Education in transition and job mismatch: Evidence from the skills survey in non-EU transition economies

Type Working Paper
Title Education in transition and job mismatch: Evidence from the skills survey in non-EU transition economies
Author(s)
Publication (Day/Month/Year) 2015
URL https://repository.kulib.kyoto-u.ac.jp/dspace/bitstream/2433/195912/1/DP915.pdf
Abstract
This paper explores the incidence and determinants of education‐job vertical mismatch in four non-EU transition economies, namely Armenia, Georgia, Macedonia and Ukraine. It uses cross‐section data from the recent World Bank’s Skills toward Employment and Productivity (STEP) surveys of working-age urban population and applies several methods of measuring the incidence of education‐job mismatch. The particular interest is to examine whether the young generation that acquired education in modern economic environment is different from the older generation that studied before or shortly after the onset of transition, and whether overeducated and undereducated workers are different from those who are well-matched in terms of cognitive and non-cognitive skills.
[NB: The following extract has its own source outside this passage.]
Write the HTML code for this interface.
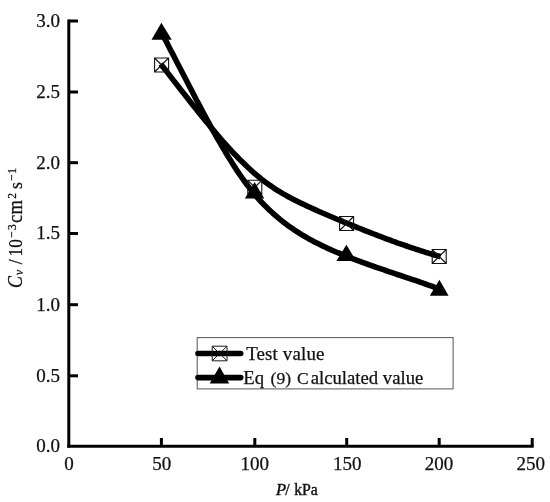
<!DOCTYPE html>
<html><head><meta charset="utf-8">
<style>
html,body{margin:0;padding:0;background:#fff;}
body{width:550px;height:502px;overflow:hidden;}
svg{display:block;}
text{font-family:"Liberation Serif",serif;fill:#111;stroke:#111;stroke-width:0.25px;}
</style></head><body>
<svg width="550" height="502" viewBox="0 0 550 502">
<rect width="550" height="502" fill="#fff"/>
<!-- axes -->
<g stroke="#000" stroke-width="3" fill="none" stroke-linecap="butt">
<path d="M68.8 19.5V447.5"/>
<path d="M67.3 446.2H533.7"/>
<path d="M68.8 21H78"/><path d="M68.8 92H78"/><path d="M68.8 162.7H78"/><path d="M68.8 233.5H78"/><path d="M68.8 304.7H78"/><path d="M68.8 375.8H78"/>
<path d="M161.4 446V438"/><path d="M254.8 446V438"/><path d="M346.7 446V438"/><path d="M439.2 446V438"/><path d="M532.2 446V438"/>
</g>
<!-- y tick labels -->
<g font-size="19" text-anchor="end" transform="translate(0.2 0.2)">
<text x="59.7" y="26.8">3.0</text>
<text x="59.7" y="97.4">2.5</text>
<text x="59.7" y="168.5">2.0</text>
<text x="59.7" y="239.3">1.5</text>
<text x="59.7" y="310.7">1.0</text>
<text x="59.7" y="381.8">0.5</text>
<text x="59.7" y="451.8">0.0</text>
</g>
<g font-size="19" text-anchor="middle" transform="translate(0 0.2)">
<text x="69.1" y="470.2">0</text>
<text x="161.7" y="470.2">50</text>
<text x="254.7" y="470.2">100</text>
<text x="347.3" y="470.2">150</text>
<text x="438.9" y="470.2">200</text>
<text x="530.7" y="470.2">250</text>
</g>
<text y="495.3" font-size="15.8" style="stroke-width:0.4px"><tspan x="276.1" font-style="italic" font-size="16.5">P</tspan><tspan x="285.2">/ </tspan><tspan x="294.2">kPa</tspan></text>
<text transform="translate(22.4 287) rotate(-90) scale(1 1.13)" font-size="17.6"><tspan x="-1" y="0" font-style="italic" font-size="17.8">C</tspan><tspan x="12" y="0.5" font-style="italic" font-size="11.6">v </tspan><tspan x="22.7" y="0">/</tspan><tspan x="30.6" y="0" font-size="17.2">10</tspan><tspan x="48.9" y="-5.8" font-size="11.5">−</tspan><tspan x="57" y="-5.8" font-size="11.5">3</tspan><tspan x="63.9" y="0" font-size="18.4" letter-spacing="0.5">cm</tspan><tspan x="88.2" y="-5.8" font-size="11.5">2 </tspan><tspan x="98" y="0">s</tspan><tspan x="106" y="-5.8" font-size="11.5">−</tspan><tspan x="113.3" y="-5.8" font-size="11.5">1</tspan></text>
<!-- curves -->
<g fill="none" stroke="#000" stroke-width="5.6" stroke-linecap="butt" stroke-linejoin="round">
<polyline id="c1" points="160.7,64.0 161.5,65.0 163.8,68.0 166.2,70.9 168.5,73.9 170.8,76.9 173.2,79.9 175.5,82.9 177.8,85.9 180.2,88.9 182.5,91.9 184.8,94.8 187.2,97.8 189.5,100.8 191.8,103.7 194.2,106.7 196.5,109.6 198.8,112.5 201.2,115.4 203.5,118.3 205.8,121.2 208.2,124.0 210.5,126.8 212.8,129.6 215.2,132.4 217.5,135.1 219.8,137.8 222.2,140.5 224.5,143.1 226.8,145.7 229.2,148.3 231.5,150.8 233.8,153.3 236.2,155.8 238.5,158.2 240.8,160.5 243.2,162.8 245.5,165.1 247.8,167.3 250.2,169.5 252.5,171.6 254.8,173.6 257.2,175.6 259.5,177.5 261.8,179.4 264.2,181.2 266.5,182.9 268.8,184.6 271.2,186.2 273.5,187.8 275.8,189.3 278.2,190.8 280.5,192.2 282.8,193.6 285.2,194.9 287.5,196.2 289.8,197.5 292.2,198.7 294.5,199.9 296.8,201.1 299.2,202.2 301.5,203.4 303.9,204.5 306.2,205.6 308.5,206.7 310.9,207.8 313.2,208.9 315.5,209.9 317.9,211.0 320.2,212.0 322.5,213.0 324.9,214.0 327.2,215.0 329.5,216.0 331.9,217.0 334.2,218.0 336.5,219.0 338.9,220.0 341.2,220.9 343.5,221.9 345.9,222.8 348.2,223.8 350.5,224.7 352.9,225.7 355.2,226.6 357.5,227.6 359.9,228.5 362.2,229.4 364.5,230.4 366.9,231.3 369.2,232.2 371.5,233.1 373.9,234.0 376.2,234.9 378.5,235.8 380.9,236.7 383.2,237.6 385.5,238.5 387.9,239.3 390.2,240.2 392.5,241.1 394.9,241.9 397.2,242.8 399.5,243.6 401.9,244.4 404.2,245.2 406.5,246.0 408.9,246.8 411.2,247.6 413.5,248.4 415.9,249.2 418.2,249.9 420.5,250.7 422.9,251.4 425.2,252.2 427.5,252.9 429.9,253.6 432.2,254.3 434.5,255.0 436.9,255.6 439.2,256.3 440.5,256.7"/>
<polyline id="c2" points="161.5,32.5 163.8,36.9 166.2,41.4 168.5,45.9 170.8,50.4 173.2,54.9 175.5,59.4 177.8,63.9 180.2,68.5 182.5,73.0 184.9,77.5 187.2,82.0 189.5,86.5 191.9,91.0 194.2,95.5 196.5,100.0 198.9,104.4 201.2,108.8 203.5,113.2 205.9,117.5 208.2,121.8 210.5,126.1 212.9,130.3 215.2,134.5 217.5,138.6 219.9,142.6 222.2,146.6 224.6,150.6 226.9,154.5 229.2,158.3 231.6,162.0 233.9,165.7 236.2,169.3 238.6,172.8 240.9,176.2 243.2,179.5 245.6,182.7 247.9,185.9 250.2,188.9 252.6,191.9 254.9,194.7 257.2,197.4 259.6,200.0 261.9,202.6 264.3,205.0 266.6,207.3 268.9,209.6 271.3,211.8 273.6,213.9 275.9,215.9 278.3,217.9 280.6,219.8 282.9,221.7 285.3,223.5 287.6,225.2 289.9,226.9 292.3,228.5 294.6,230.1 296.9,231.6 299.3,233.1 301.6,234.6 304.0,236.0 306.3,237.3 308.6,238.7 311.0,239.9 313.3,241.2 315.6,242.4 318.0,243.6 320.3,244.7 322.6,245.9 325.0,247.0 327.3,248.1 329.6,249.1 332.0,250.2 334.3,251.2 336.6,252.2 339.0,253.2 341.3,254.1 343.7,255.1 346.0,256.0 348.3,257.0 350.7,257.9 353.0,258.8 355.3,259.7 357.7,260.6 360.0,261.4 362.3,262.3 364.7,263.2 367.0,264.0 369.3,264.8 371.7,265.7 374.0,266.5 376.3,267.3 378.7,268.1 381.0,268.9 383.4,269.7 385.7,270.5 388.0,271.3 390.4,272.1 392.7,272.9 395.0,273.7 397.4,274.5 399.7,275.2 402.0,276.0 404.4,276.8 406.7,277.6 409.0,278.4 411.4,279.2 413.7,279.9 416.0,280.7 418.4,281.5 420.7,282.3 423.1,283.2 425.4,284.0 427.7,284.8 430.1,285.6 432.4,286.4 434.7,287.3 437.1,288.1 439.4,289.0"/>
</g>
<!-- markers -->
<g id="sq" fill="none" stroke="#111" stroke-width="1.1">
<g transform="translate(161.6 65)"><path d="M-7 -7H7V7H-7ZM-7 -7L7 7M7 -7L-7 7"/></g>
<g transform="translate(254.8 187.3)"><path d="M-7 -7H7V7H-7ZM-7 -7L7 7M7 -7L-7 7"/></g>
<g transform="translate(346.6 223.5)"><path d="M-7 -7H7V7H-7ZM-7 -7L7 7M7 -7L-7 7"/></g>
<g transform="translate(439.2 256.5)"><path d="M-7 -7H7V7H-7ZM-7 -7L7 7M7 -7L-7 7"/></g>
</g>
<g fill="#000">
<path d="M161.4 22.7L171.8 39.8H151.5Z"/>
<path d="M254.6 182L264.3 198.5H244.9Z"/>
<path d="M346.4 244.8L356.2 261H336.4Z"/>
<path d="M439.4 279.7L448.6 295.7H429.8Z"/>
</g>
<!-- legend -->
<rect x="197.2" y="337.6" width="255.9" height="51.3" fill="#fff" stroke="#555" stroke-width="1"/>
<g stroke="#000" stroke-width="5.6" stroke-linecap="round">
<path d="M198 353.5H240.7"/><path d="M198 377.6H240.7"/>
</g>
<path d="M212.2 346.2H227V360.8H212.2ZM212.2 346.2L227 360.8M227 346.2L212.2 360.8" fill="none" stroke="#1a1a1a" stroke-width="1"/>
<path d="M219.5 366.6L229.2 383.4H209.7Z" fill="#000"/>
<text x="246.2" y="359.8" font-size="18.9" letter-spacing="0.15">Test value</text>
<text y="384.4" font-size="18.7"><tspan x="243.3">Eq </tspan><tspan x="270.6" font-size="17.6">(9) </tspan><tspan x="296.9" font-size="17.4">C</tspan><tspan x="310.7">alculated value</tspan></text>
</svg>
</body></html>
Our study shows that although workers from the older pre-transition cohort have relatively higher incidence of overeducation in Georgia and Armenia and lower incidence of overeducation in Ukraine and Macedonia as compared to younger workers from the transition cohort, the effect of cohort and age is rarely significant when other important characteristics are taken into account. Overeducated individuals seem to possess a relatively worse bundle of skills than workers who are adequately matched to their jobs in terms of formal education, undereducated individuals often perform better than well-matched workers, but the differences are not always significant.